Después el país se ha visto inevitablemente afectado por la guerra de su vecina Siria. 1,8 millones de refugiados sirios (más de una cuarta parte de la población del país) vive hoy de la economía libanesa. A pesar de este enorme desafío, el país crece hoy un 2% y la inversión directa extranjera fluye. De tal manera que la insólita solidez de su moneda, cuyo tipo de cambio está vinculado al dólar, una relación que se ha llevado por delante a economías asiáticas y latinoamericanas hace ya algunos años, ha logrado sobrevivir contra viento y marea. ¿Las razones de este fenómeno? La respuesta unánime es la exitosa gestión del gobernador del banco central del país, en su puesto desde ¡1993! Su nombre: Riad Salamé, reconocido en 2006 como el mejor presidente del mundo de un banco central.

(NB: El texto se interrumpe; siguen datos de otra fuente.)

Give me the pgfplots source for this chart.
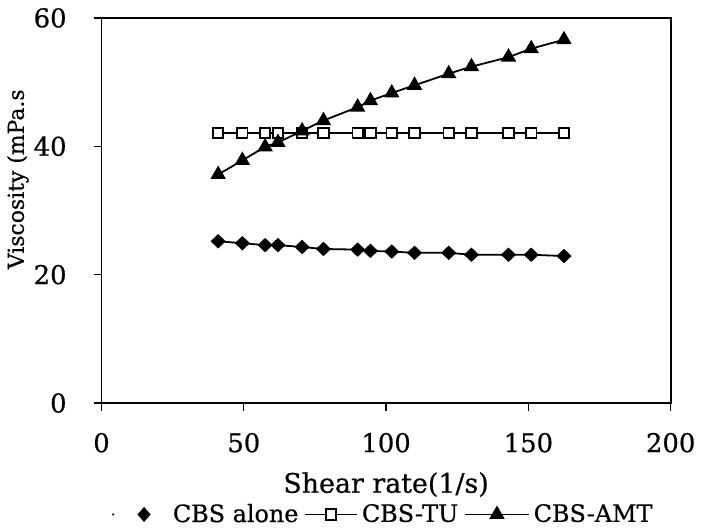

Salamé es probablemente la única figura institucional estable en un país que ha tardado dos años y medio en elegir un presidente, nueve en convocar unas elecciones parlamentarias y doce en aprobar un presupuesto. Tras casi tres años, el pasado mes de enero, se nombró por fin un Gobierno. ¿La razón de este despropósito? El sistema es hereditario del impuesto bajo el mandato francés tras la caída del Imperio Otomano cuando el Reino Unido y Francia se repartieron el control de la región y establecieron sus fronteras. Basado en un acuerdo de reparto del poder entre los 18 grupos religiosos que componen el pequeño país, el presidente de la república es siempre cristiano maronita, el primer ministro es suní y el presidente del Parlamento, chiíta. Representan a las tres principales comunidades. En el Gobierno están presentes todas, las 18, y por eso está compuesto por 30 ministros. Una cifra desproporcionada con respecto a los 128 diputados que forman su Parlamento. Y que facilita la corrupción del Ejecutivo, en manos de sus respectivos grupos de interés (o financiadores) regionales.

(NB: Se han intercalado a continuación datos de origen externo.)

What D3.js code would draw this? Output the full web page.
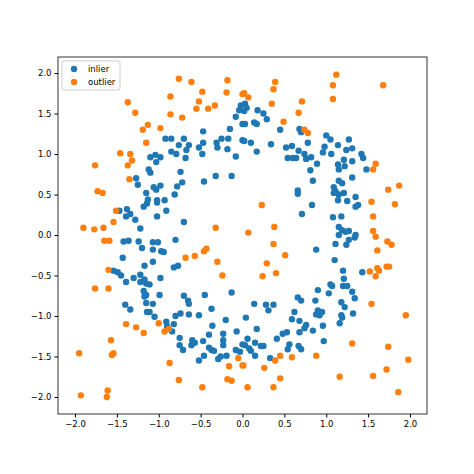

La existencia del instituto cultural chino desde 2017 en Beirut puede ser anecdótica -¿cuántos libaneses tienen interés en aprender el mandarín?-, pero simboliza cómo el vacío dejado por los Estados Unidos después de que sus tropas abandonaran Irak y ahora Siria, ha allanado el camino a potencias no musulmanas, como China o Rusia, para invertir en la región y ampliar su campo de influencia geopolítica. Ambos están en una posición privilegiada para llevarse gran parte de los contratos para la reconstrucción de las devastadas ciudades e infraestructuras sirias una vez el régimen de Al Assad recupere próximamente, como todo apunta, el control del territorio. Estos están valorados en 200.000 millones de dólares. El Líbano, por su proximidad y sus puertos, es un lugar estratégico para tener mejor acceso al apetecible pastel. Ninguna potencia occidental, opuestas a la victoria de Al Assad, entra en las quinielas.

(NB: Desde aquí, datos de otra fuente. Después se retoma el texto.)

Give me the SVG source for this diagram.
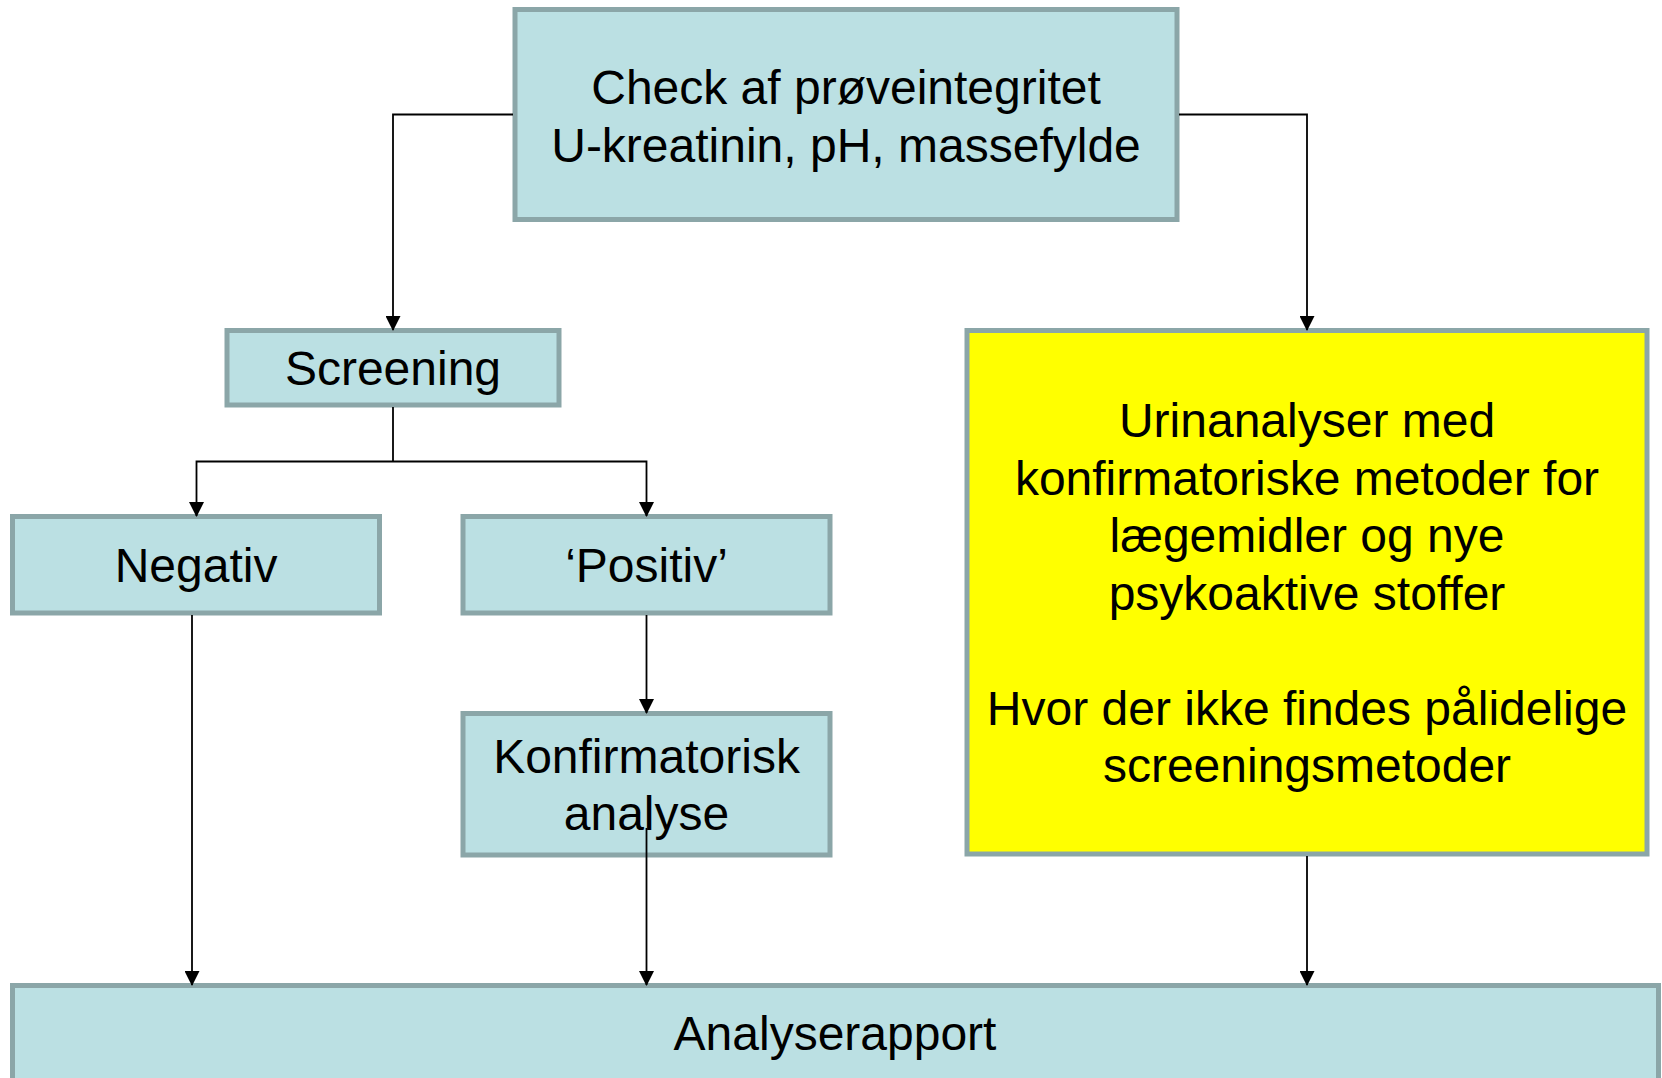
<svg xmlns="http://www.w3.org/2000/svg" width="1662" height="1078" viewBox="0 0 1662 1078">
<style>
.box{fill:#BBE0E3;stroke:#8BA6A8;stroke-width:5}
.yel{fill:#FFFF00;stroke:#8BA6A8;stroke-width:5}
.t{font-family:"Liberation Sans",Arial,sans-serif;font-size:48px;fill:#000;text-anchor:middle}
.c{fill:none;stroke:#000;stroke-width:1.8}
</style>
<defs>
<marker id="ah" viewBox="0 0 15 15" refX="14" refY="7.5" markerWidth="15" markerHeight="15" markerUnits="userSpaceOnUse" orient="auto">
<path d="M0,0 L15,7.5 L0,15 z" fill="#000"/>
</marker>
</defs>
<rect width="1662" height="1078" fill="#fff"/>
<g id="n-check">
<rect class="box" x="515" y="9.5" width="662" height="210"/>
<text class="t" x="846" y="104">Check af prøveintegritet</text>
<text class="t" x="846" y="161.5">U-kreatinin, pH, massefylde</text>
</g>
<g id="n-screening">
<rect class="box" x="227" y="330.5" width="332" height="74.5"/>
<text class="t" x="393" y="385">Screening</text>
</g>
<g id="n-negativ">
<rect class="box" x="12.5" y="516.5" width="367" height="96.5"/>
<text class="t" x="196" y="582">Negativ</text>
</g>
<g id="n-positiv">
<rect class="box" x="463" y="516.5" width="367" height="96.5"/>
<text class="t" x="646.5" y="582">‘Positiv’</text>
</g>
<g id="n-konf">
<rect class="box" x="463" y="713.5" width="367" height="141.5"/>
<text class="t" x="646.5" y="773">Konfirmatorisk</text>
<text class="t" x="646.5" y="830">analyse</text>
</g>
<g id="n-urin">
<rect class="yel" x="967" y="330.5" width="680" height="523.5"/>
<text class="t" x="1307" y="437">Urinanalyser med</text>
<text class="t" x="1307" y="494.5">konfirmatoriske metoder for</text>
<text class="t" x="1307" y="552">lægemidler og nye</text>
<text class="t" x="1307" y="609.5">psykoaktive stoffer</text>
<text class="t" x="1307" y="724.5">Hvor der ikke findes pålidelige</text>
<text class="t" x="1307" y="782">screeningsmetoder</text>
</g>
<g id="n-rapport">
<rect class="box" x="12.5" y="985.5" width="1646" height="110"/>
<text class="t" x="835" y="1050">Analyserapport</text>
</g>
<g id="connectors">
<path class="c" d="M513,114.5 H393 V330" marker-end="url(#ah)"/>
<path class="c" d="M1179,114.5 H1307 V330" marker-end="url(#ah)"/>
<path class="c" d="M393,407 V461.5"/>
<path class="c" d="M393,461.5 H196.5 V516" marker-end="url(#ah)"/>
<path class="c" d="M393,461.5 H646.5 V516" marker-end="url(#ah)"/>
<path class="c" d="M192,615 V985" marker-end="url(#ah)"/>
<path class="c" d="M646.5,615 V713" marker-end="url(#ah)"/>
<path class="c" d="M646.5,828 V985" marker-end="url(#ah)"/>
<path class="c" d="M1307,856 V985" marker-end="url(#ah)"/>
</g>
</svg>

Los actores han cambiado. Y frente a la superioridad moral que Occidente siempre ha ejercido en la región, como señalaba Edward W. Said en su famoso libro Orientalismo publicado en 1975, la reconciliación vivida en el Líbano, con ese frágil equilibrio de poderes, y su firme voluntad de pasar página es una valiosa lección para una Europa que se polariza. Y pese a que el Hezbolá, el brazo armado chiita financiado por Siria con representación en el Gobierno y el Parlamento, aún no ha depuesto sus armas, son más poderosas las ganas de sus ciudadanos de progresar, de no agredirse, de intentar convivir pese a las diferencias, especialmente graves hoy entre las dos grandes comunidades musulmanas a raíz del asesinato del suní Rafiq Harari en 2005 atribuido a Siria. La pulsión en la calle, la creatividad en los negocios de los jóvenes indistintamente de su religión o afiliación, la generosa acogida de refugiados, o la refundación hace escasas semanas del Bloque Nacionalista, un partido socialdemócrata que se abstuvo de tomar partido en la guerra civil, son la mejor representación de ese deseo. Y desde allí, el frentismo y la retórica guerracivilista de algunos aquí, que amenaza con intensificarse en la bronca campaña electoral que acaba de empezar, resultan gratuitos e irresponsables. Allí las tres grandes y sabias ‘P’s’ de Azaña: “Paz, Piedad y Perdón” cobran el significado que aquí parecen estar perdiendo. ¡Jalás!